Question

Find two numbers if their difference is 16 and their ratio is 5:7

Answer

**step1** Understanding the problem

We are asked to find two numbers. We know two things about these numbers:
1. Their difference is 16. This means if we subtract the smaller number from the larger number, the result is 16.
2. Their ratio is 5:7. This tells us the relationship between the two numbers in terms of parts. For every 5 parts of the first number, there are 7 parts of the second number.

**step2** Representing the numbers using parts

Since the ratio of the two numbers is 5:7, we can think of the first number as having 5 equal parts and the second number as having 7 equal parts.
Let's call each part a "unit".
So, the first number = 5 units.
And the second number = 7 units.

**step3** Finding the difference in terms of units

We know the difference between the two numbers is 16.
Since the second number (7 units) is larger than the first number (5 units), we can find the difference in terms of units:
Difference in units = 7 units - 5 units = 2 units.

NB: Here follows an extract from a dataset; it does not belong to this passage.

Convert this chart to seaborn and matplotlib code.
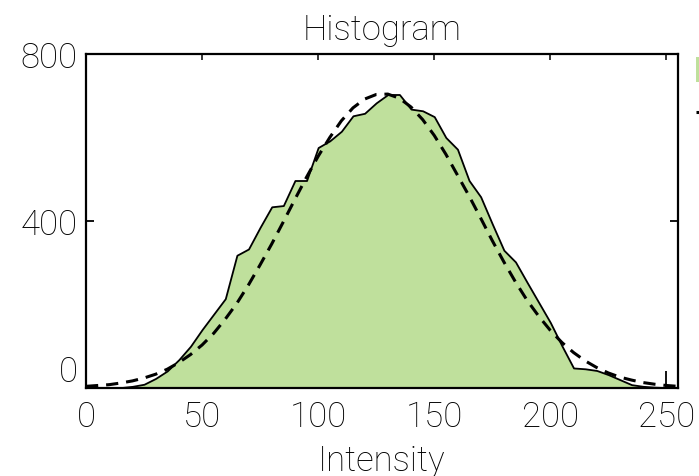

**step4** Determining the value of one unit

We found that the difference is 2 units, and we are given that the actual difference is 16.
So, 2 units = 16.
To find the value of one unit, we divide 16 by 2:
1 unit = 16 ÷ 2 = 8.

**step5** Calculating the two numbers

Now that we know the value of one unit, we can find the two numbers:
First number = 5 units = 5 × 8 = 40.
Second number = 7 units = 7 × 8 = 56.

**step6** Verifying the solution

Let's check if these two numbers satisfy the given conditions:
1. Difference: 56 - 40 = 16. (This matches the given difference).
2. Ratio: The ratio of 40 to 56 can be simplified by dividing both numbers by their greatest common factor, which is 8.
40 ÷ 8 = 5
56 ÷ 8 = 7
So, the ratio is 5:7. (This matches the given ratio).